9 Evidence Act 2006, s 18.
[47] Ms Geraghty’s claim that the amount that she should pay by way of damages is extravagant is also unable to succeed. The purpose of an award of damages for a misrepresentation is to place the party who has relied on the misrepresentation in the position they would have been in had the representation been true.10 In this case, that is achieved by the reasonable cost of repairs to the roof undertaken by Mr Burgess and the repairs to the pool which Mr Edwards’ company is willing to
undertake.
[48] Therefore there is no “betterment” in the claim by the Sutherlands because the repairs that had been done and which are proposed to be done to the pool will simply place the Sutherlands in the position they would have been had the contract been performed. That is, they will acquire a property pursuant to the sale and purchase agreement that is without significant defects. The repairs do not leave them with anything more than what they were entitled to under the contract.

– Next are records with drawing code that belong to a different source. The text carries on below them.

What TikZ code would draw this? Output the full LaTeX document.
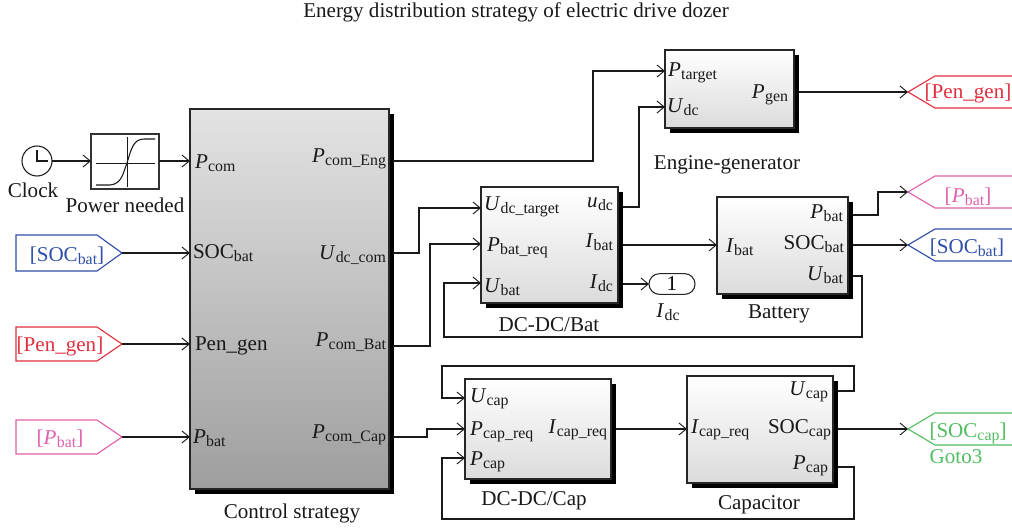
\documentclass[tikz,border=0pt]{standalone}
\usepackage{fontspec}
\setmainfont{Liberation Serif}
\usetikzlibrary{arrows.meta,shadows,fit,shapes.misc}
\definecolor{tagblue}{HTML}{2F4FA8}
\definecolor{tagred}{HTML}{E0303F}
\definecolor{tagpink}{HTML}{E060AC}
\definecolor{taggreen}{HTML}{52BE62}
\definecolor{wire}{HTML}{1A1A1A}
\newcommand{\sbx}[1]{\raisebox{-.4ex}{\fontsize{11.9}{13}\selectfont #1}}
\newcommand{\vr}[2]{\textit{#1}\kern.2pt\sbx{#2}}
\tikzset{
  x=0.75pt,y=-0.75pt,
  lb/.style={inner sep=0pt,outer sep=0pt,font=\fontsize{15.8}{18}\selectfont,text=black!90},
  lw/.style={lb,anchor=base west},
  le/.style={lb,anchor=base east},
  lc/.style={lb,anchor=base},
  wirepath/.style={draw=wire,line width=0.8pt,-{Straight Barb[length=5.5pt,width=9pt,line width=0.7pt]}},
  blockbox/.style={draw=black!85,line width=0.8pt,inner sep=0pt,outer sep=0pt,top color=white,bottom color=black!14,
    general shadow={fill=black,shadow xshift=3.4pt,shadow yshift=-3.4pt}},
  ctrlbox/.style={blockbox,top color=black!11,bottom color=black!38},
  tag/.style={line width=0.85pt,fill=none},
}
\begin{document}
\begin{tikzpicture}
\useasboundingbox (0,0) rectangle (1012,529);
\fill[white] (0,0) rectangle (1012,529);
\node[lc] (title) at (516,17) {Energy distribution strategy of electric drive dozer};

% Blocks
\node[ctrlbox,fit={(190,109)(389,489)}] (ctrl) {};
\node[blockbox,fit={(665,50)(794,128)}] (eng) {};
\node[blockbox,fit={(481,187)(618,303)}] (dcbat) {};
\node[blockbox,fit={(717,197)(848,294)}] (bat) {};
\node[blockbox,fit={(465,379)(611,479)}] (dccap) {};
\node[blockbox,fit={(687,376)(833,483)}] (cap) {};

% Clock and saturation
\node[circle,draw=wire,line width=0.8pt,minimum size=22.5pt,inner sep=0pt] (clock) at (37,161) {};
\draw[wire,line width=0.8pt] (37,150) -- (37,161) -- (48,161);
\node[lc] (clocklabel) at (33,197) {Clock};
\node[draw=black!80,line width=0.9pt,fill=white,inner sep=0pt,fit={(91,134)(159,189)}] (need) {};
\draw[wire,line width=0.7pt] (96,163) -- (155,163) (127,137) -- (127,187);
\draw[wire,line width=0.8pt] (96,185) -- (110,185) .. controls (122,184) and (123,173) .. (127,163) .. controls (131,150) and (133,139) .. (144,139) -- (155,139);
\node[lc] (needlabel) at (125,212) {Power needed};

% Goto/From tags
\draw[tag,tagblue] (16,235) -- (97,235) -- (122,253) -- (97,271) -- (16,271) -- cycle;
\draw[tag,tagred] (16,327) -- (97,327) -- (122,344) -- (97,361) -- (16,361) -- cycle;
\draw[tag,tagpink] (16,420) -- (97,420) -- (122,437) -- (97,454) -- (16,454) -- cycle;
\draw[tag,tagred] (1012,76) -- (935,76) -- (908,92) -- (935,108) -- (1012,108);
\draw[tag,tagpink] (1012,176) -- (935,176) -- (908,192) -- (935,208) -- (1012,208);
\draw[tag,tagblue] (1012,229) -- (935,229) -- (908,245) -- (935,261) -- (1012,261);
\draw[tag,taggreen] (1012,413) -- (935,413) -- (908,429) -- (935,445) -- (1012,445);
\node[lc,text=tagblue] (t1) at (67,261) {[SOC\sbx{bat}]};
\node[lc,text=tagred] (t2) at (60,351) {[Pen\_gen]};
\node[lc,text=tagpink] (t3) at (60,444) {[\vr{P}{bat}]};
\node[lc,text=tagred] (t4) at (968,98) {[Pen\_gen]};
\node[lc,text=tagpink] (t5) at (968,202) {[\vr{P}{bat}]};
\node[lc,text=tagblue] (t6) at (967,253) {[SOC\sbx{bat}]};
\node[lc,text=taggreen] (t7) at (968,437) {[SOC\sbx{cap}]};
\node[lc,text=taggreen] (t8) at (956,463) {Goto3};

% Output pill
\node[rounded rectangle,draw=black!85,line width=0.8pt,fill=white,minimum width=34.5pt,minimum height=15.5pt,inner sep=0pt,font=\fontsize{15.8}{18}\selectfont] (pill) at (672,284) {1};
\node[lc] (pilllabel) at (668,317) {\vr{I}{dc}};

% Ports
\coordinate (clockout) at (52,161);
\coordinate (needin) at (91,161);
\coordinate (needout) at (159,161);
\coordinate (cpcom) at (190,161);
\coordinate (csoc) at (190,253);
\coordinate (cpen) at (190,344);
\coordinate (cpbat) at (190,437);
\coordinate (fsoc) at (122,253);
\coordinate (fpen) at (122,344);
\coordinate (fpbat) at (122,437);
\coordinate (ceng) at (393,161);
\coordinate (cudc) at (393,253);
\coordinate (cbat) at (393,346);
\coordinate (ccap) at (393,437);
\coordinate (eptarget) at (665,71);
\coordinate (eudc) at (665,107);
\coordinate (epgen) at (799,92);
\coordinate (bt) at (481,208);
\coordinate (bp) at (481,244);
\coordinate (bu) at (481,283);
\coordinate (boutu) at (623,207);
\coordinate (bouti) at (623,245);
\coordinate (boutd) at (623,284);
\coordinate (pillin) at (649,284);
\coordinate (batin) at (717,245);
\coordinate (batp) at (853,215);
\coordinate (bats) at (853,245);
\coordinate (batu) at (853,276);
\coordinate (tpen) at (908,92);
\coordinate (tpbat) at (908,192);
\coordinate (tsoc) at (908,245);
\coordinate (tsocc) at (908,429);
\coordinate (du) at (465,398);
\coordinate (dp) at (465,429);
\coordinate (dc) at (465,458);
\coordinate (dout) at (616,429);
\coordinate (capin) at (687,429);
\coordinate (capu) at (838,391);
\coordinate (caps) at (838,429);
\coordinate (capp) at (838,467);

% Connectors
\draw[wirepath] (clockout) -- (needin);
\draw[wirepath] (needout) -- (cpcom);
\draw[wirepath] (fsoc) -- (csoc);
\draw[wirepath] (fpen) -- (cpen);
\draw[wirepath] (fpbat) -- (cpbat);
\draw[wirepath] (ceng) -- ++(200,0) |- (eptarget);
\draw[wirepath] (cudc) -- ++(26,0) |- (bt);
\draw[wirepath] (cbat) -- ++(37,0) |- (bp);
\draw[wirepath] (ccap) -- ++(34,0) |- (dp);
\draw[wirepath] (boutu) -- ++(16,0) |- (eudc);
\draw[wirepath] (bouti) -- (batin);
\draw[wirepath] (boutd) -- (pillin);
\draw[wirepath] (epgen) -- (tpen);
\draw[wirepath] (batp) -- ++(25,0) |- (tpbat);
\draw[wirepath] (bats) -- (tsoc);
\draw[wirepath] (batu) -- ++(9,0) -- ++(0,61) -- ++(-418,0) |- (bu);
\draw[wirepath] (dout) -- (capin);
\draw[wirepath] (caps) -- (tsocc);
\draw[wirepath] (capu) -- ++(16,0) -- ++(0,-25) -- ++(-412,0) |- (du);
\draw[wirepath] (capp) -- ++(16,0) -- ++(0,52) -- ++(-412,0) |- (dc);

% Control strategy labels
\node[lw] (c1) at (195,168) {\vr{P}{com}};
\node[lw] (c2) at (193,258) {SOC\sbx{bat}};
\node[lw] (c3) at (195,350) {Pen\_gen};
\node[lw] (c4) at (193,443) {\vr{P}{bat}};
\node[le] (c5) at (386,162) {\vr{P}{com\_Eng}};
\node[le] (c6) at (386,259) {\vr{U}{dc\_com}};
\node[le] (c7) at (386,346) {\vr{P}{com\_Bat}};
\node[le] (c8) at (386,438) {\vr{P}{com\_Cap}};
\node[lc] (c9) at (292,518) {Control strategy};

% Engine labels
\node[lw] (e1) at (668,76) {\vr{P}{target}};
\node[lw] (e2) at (667,112) {\vr{U}{dc}};
\node[le] (e3) at (788,98) {\vr{P}{gen}};
\node[lc] (e4) at (727,169) {Engine-generator};

% DC-DC/Bat labels
\node[lw] (b1) at (484,210) {\vr{U}{dc\_target}};
\node[lw] (b2) at (487,251) {\vr{P}{bat\_req}};
\node[lw] (b3) at (484,292) {\vr{U}{bat}};
\node[le] (b4) at (613,207) {\vr{u}{dc}};
\node[le] (b5) at (613,247) {\vr{I}{bat}};
\node[le] (b6) at (613,288) {\vr{I}{dc}};
\node[lc] (b7) at (549,331) {DC-DC/Bat};

% Battery labels
\node[lw] (a1) at (726,252) {\vr{I}{bat}};
\node[le] (a2) at (843,218) {\vr{P}{bat}};
\node[le] (a3) at (844,249) {SOC\sbx{bat}};
\node[le] (a4) at (843,280) {\vr{U}{bat}};
\node[lc] (a5) at (779,318) {Battery};

% DC-DC/Cap labels
\node[lw] (d1) at (470,402) {\vr{U}{cap}};
\node[lw] (d2) at (470,435) {\vr{P}{cap\_req}};
\node[lw] (d3) at (470,465) {\vr{P}{cap}};
\node[le] (d4) at (607,433) {\vr{I}{cap\_req}};
\node[lc] (d5) at (534,505) {DC-DC/Cap};

% Capacitor labels
\node[lw] (k1) at (691,433) {\vr{I}{cap\_req}};
\node[le] (k2) at (828,395) {\vr{U}{cap}};
\node[le] (k3) at (831,433) {SOC\sbx{cap}};
\node[le] (k4) at (828,469) {\vr{P}{cap}};
\node[lc] (k5) at (759,509) {Capacitor};
\end{tikzpicture}
\end{document}
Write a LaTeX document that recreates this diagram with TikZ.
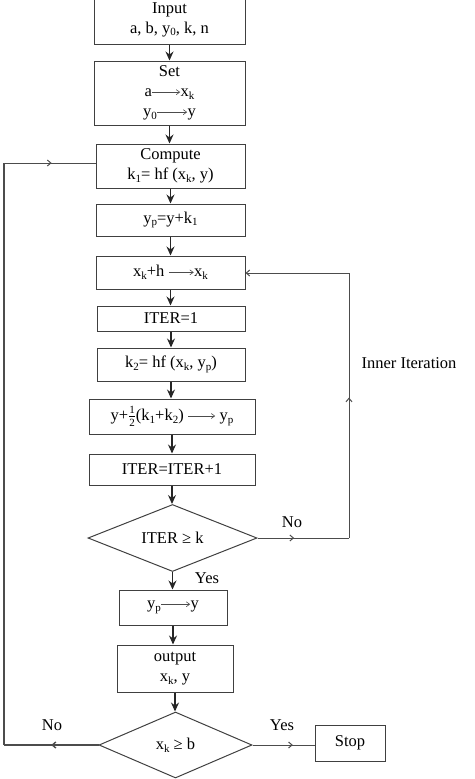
\documentclass[tikz,border=0pt]{standalone}
\usepackage{fontspec}
\usepackage{amsmath}
\setmainfont{Liberation Serif}
\usetikzlibrary{arrows.meta,shapes.geometric,decorations.markings}
\newcommand{\sbs}[1]{\raisebox{-0.35ex}{\fontsize{11}{11}\selectfont #1}}
\newcommand{\tarr}[1]{\tikz[baseline=-0.6ex]\draw[line width=0.6pt,black!70,-{Straight Barb[length=3.5pt,width=5pt]}] (0pt,0pt) -- (#1,0pt);}
\begin{document}
\begin{tikzpicture}[x=1pt,y=-1pt,
  font=\fontsize{16.5}{20}\selectfont,
  box/.style={draw=black!75,line width=1pt,inner sep=0pt,align=center},
  dec/.style={draw=black!75,line width=1pt,diamond,inner sep=0pt,aspect=2.5},
  main/.style={draw=black!85,line width=1.2pt,-{Stealth[length=9pt,width=8pt,inset=3pt]}},
  loopline/.style={draw=black!70,line width=1pt},
  midarrow/.style={postaction={decorate},decoration={markings,mark=at position #1 with {\arrow{Straight Barb[length=3.5pt,width=6pt]}}}},
  midarrow/.default=0.5,
  lab/.style={inner sep=0pt}]
\useasboundingbox (0,0) rectangle (474,779);
% nodes
\node[box,minimum width=151pt,minimum height=49pt] (input) at (169.5,19.5) {Input\\a, b, y\sbs{0}, k, n};
\node[box,minimum width=151pt,minimum height=64pt] (set) at (169.5,93) {Set\\a\tarr{28pt}x\sbs{k}\\y\sbs{0}\tarr{30pt}y};
\node[box,minimum width=149pt,minimum height=44pt] (compute) at (170.5,166) {Compute\\k\sbs{1}= hf (x\sbs{k}, y)};
\node[box,minimum width=149pt,minimum height=32pt] (yp) at (170.5,220) {y\sbs{p}=y+k\sbs{1}};
\node[box,minimum width=149pt,minimum height=33pt] (xkh) at (170.5,272.5) {x\sbs{k}+h \tarr{25pt}x\sbs{k}};
\node[box,minimum width=148pt,minimum height=25pt] (iter1) at (171,318.5) {ITER=1};
\node[box,minimum width=148pt,minimum height=33pt] (k2) at (171,364.5) {k\sbs{2}= hf (x\sbs{k}, y\sbs{p})};
\node[box,minimum width=166pt,minimum height=35pt] (half) at (172,416.5) {y+$\genfrac{}{}{0.4pt}{1}{\text{\fontsize{11}{11}\selectfont 1}}{\text{\fontsize{11}{11}\selectfont 2}}$(k\sbs{1}+k\sbs{2}) \tarr{27pt} y\sbs{p}};
\node[box,minimum width=166pt,minimum height=31pt] (iterinc) at (172,469.5) {ITER=ITER+1};
\node[dec,minimum width=169pt,minimum height=67pt] (d1) at (172.5,538) {ITER ≥ k};
\node[box,minimum width=108pt,minimum height=35pt] (ypy) at (173,607.5) {y\sbs{p}\tarr{29pt}y};
\node[box,minimum width=116pt,minimum height=47pt] (output) at (175,668.5) {output\\x\sbs{k}, y};
\node[dec,minimum width=153pt,minimum height=66pt] (d2) at (175.5,745) {x\sbs{k} ≥ b};
\node[box,minimum width=70pt,minimum height=36pt] (stop) at (350,743) {Stop};
% labels
\node[lab] (no1) at (292,522) {No};
\node[lab] (yes1) at (207,578) {Yes};
\node[lab] (no2) at (52,725) {No};
\node[lab] (yes2) at (282,725) {Yes};
\node[lab] (inner) at (409,363) {Inner Iteration};
% main flow
\draw[main] (input.south) -- (input.south |- set.north);
\draw[main] (set.south) -- (set.south |- compute.north);
\draw[main] (compute.south) -- (compute.south |- yp.north);
\draw[main] (yp.south) -- (yp.south |- xkh.north);
\draw[main] (xkh.south) -- (xkh.south |- iter1.north);
\draw[main] (iter1.south) -- (iter1.south |- k2.north);
\draw[main] (k2.south) -- (k2.south |- half.north);
\draw[main] (half.south) -- (half.south |- iterinc.north);
\draw[main] (iterinc.south) -- (iterinc.south |- d1.north);
\draw[main] (d1.south) -- (d1.south |- ypy.north);
\draw[main] (ypy.south) -- (ypy.south |- output.north);
\draw[main] (output.south) -- (output.south |- d2.north);
% inner loop
\coordinate (r1) at (349,538);
\coordinate (r2) at (349,273);
\draw[loopline,midarrow=0.4] (d1.east) -- (r1);
\draw[loopline,midarrow=0.53] (r1) -- (r2);
\draw[loopline,-{Straight Barb[length=3.5pt,width=6pt]}] (r2) -- (r2 -| xkh.east);
% outer loop
\coordinate (l1) at (4,745);
\coordinate (l2) at (4,163);
\draw[loopline,line width=1.4pt,midarrow=0.5] (d2.west) -- (l1);
\draw[loopline,line width=1.4pt] (l1) -- (l2);
\draw[loopline,midarrow=0.52] (l2) -- (l2 -| compute.west);
% stop
\draw[loopline,midarrow=0.65] (d2.east) -- (d2.east -| stop.west);
\end{tikzpicture}
\end{document}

[49] Having considered the evidence presented in the District Court and the arguments that have been advanced by Ms Geraghty, I reach the same conclusions as those reached by Judge Thomas. In my assessment, the judgment is well supported by the evidence and draws logical and obvious conclusions. I would have reached the same conclusions.
Conclusion
[50] Ms Geraghty’s appeal is dismissed.
[51] The Sutherlands are entitled to costs on a scale 2B basis.
D B Collins J
Solicitors:
Gault Mitchell Law, Wellington for Respondents
10 Marlborough District Council v Altimarloch Joint Venture Ltd [2012] NZSC 11, [2012] 2 NZLR
726 at [23]-[27] per Elias CJ and at [157] per Tipping J.